My main reason for starting this blog was to collect some thoughts and facts about foreign aid, though I will probably put some unrelated posts in the blog as well.
Basically, I have been generally dissatisfied for many years with the effects on the world of US foreign policy and foreign aid, and suspicious about our government's motivations in that arena. At the end of 2005, I read a very thought-provoking book about US foreign aid policy, called Confessions of an Economic Hit Man, by John Perkins, which had some startling stories in it that confirmed my suspicions about what was really going on. Soon after reading that book, I went on a six-week trip to Nicaragua, where I saw some of the effects of US foreign aid, as well as foreign aid from other countries to Nicaragua. This was not my first trip abroad or to the less-well-off parts of Latin America, so nothing I saw was really new to me. However, this time I came back from my travels filled with the desire to do something: to make a change in the way the US, World Bank, and related agencies send foreign aid to Latin America (and probably to the rest of the developing world as well, though I know less about that).

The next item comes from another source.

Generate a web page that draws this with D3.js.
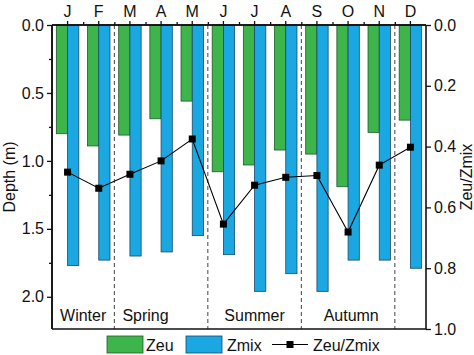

But what can one person do? I have no intention (or chance) of becoming a high-ranking official in the cabinet, so I probably cannot have much direct effect on US foreign aid decisions. However, I have the sense (or at least hope) that if people in the US knew what was really going on in the arena of foreign aid, they would want to change our policies, and if enough people wanted to change our policies, eventually the politicians would have to listen to them and do something. So, my thought was that if I were going to try to educate people about what was going on, the first step would be to have some coherent information to give them, and that is what I plan to gather in this blog. It's a small first step, and maybe it will not change anything, but it is, at least, something that is worth trying. We'll see how it goes.